Standing in the lane is always a nervous experience
Yes. Thanks for your understanding.
It would be terrifying to be in a situation like this. I’ve never really thought about what an awful feeling it would be to be hunted. The shape of the words could be a footprint left behind or even a body. I love your originality, Bjorn.
Thank you.. 🙂 O saw a customs official in this one.
I adore this, the flow of the words, the physical shape of the poem. Did you use deliberate as an adj or verb? (I only ask because I had to think about the pronunciation and flow differently.) loved it.
it’s intended to be an adjective but I think grammatically it might have been more correct to use the adverb… But I took the poetic freedom of using the wrong form. I wanted deliberate be around the neck, to put emphasis on a strangling feeling.
I’m really impressed. Your poem not only beautifully describes an experience, it creates a visual shape. That’s just super-cool. Kudos!
Thank you 🙂 Yes to do poetic sculpture is something I really like
I liked the tension in this and, to me, the shape looks like a keyhole which would be appropriate, too.
A keyhole makes sense… but I thought of it as a man…
Nice, tense build to the happy ending!
I really wanted a happy end this time…
Love the words and the shape.
Thank you 🙂
As another said, I love the shape of the poem, and the happy ending, the perennial issue – that maybe we’ll never get right. But we can hope for common sense and a kindly presence. Great piece, Bjorn.
It’s not really stating what’s right or wrong, because it’s too complicated. I wanted to write about how an individual might feel.
You really conveyed the tension and drama of the moment so well in so few words. Great.
Thank you 🙂
The tension is so palpable. This is well-done.
Thanks for linking up!
Thank you :-9
Great write so well conveying the anxiety. Just went through this myself on behalf of my exchange student on her way back home. Waiting to get past all that security is nerve-wracking.
Thank you… yes even me that only go on business trips find it nerve wrecking.
Very intense piece! I love the structure you used, which I feel really adds to the tension. Great job with the prompt!
Thank you.. another way of writing form poetry.
Very powerful. My mother grew up in Germany during WW2 and escaped from east to west Germany. This reminded me of her own real stories of her life. Wonderful piece.

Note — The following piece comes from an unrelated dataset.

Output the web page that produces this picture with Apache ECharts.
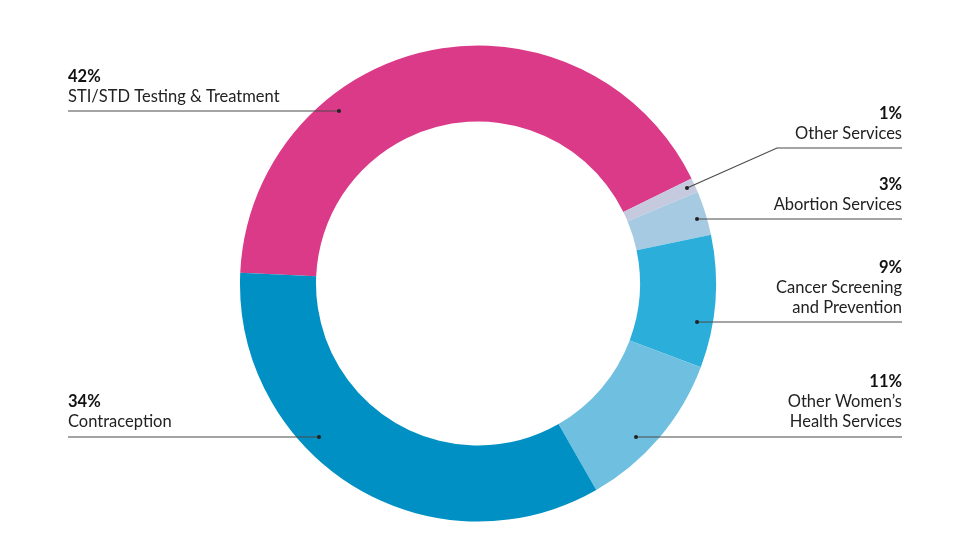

Thank you. To be a refuge and getting in has to be a harrowing experience 😉
Her entire life from child to adult is really filled with many stories that feel like a movie. Unfortunately many went through those times. She told her stories over and over so we would appreciate what we have and hope we never go through.
A delight to read (shape and substance)! The first part – all that tension, reminded me of renewing work permits, the second of going home. Now I always try to land in Boston, where they (customs officials) invariable give me a big smile and a Welcome Home!
All that tension is so very clear sometimes. And I wanted deliberate to be like the noose around the “mans” neck.
I like how you connected the individual to the crowd and their separateness. The visual effect was great.
Thank you.. writing shape poetry is kind of fun… and I think that’s how you feel, utterly alone at the same time as you are in a crowd.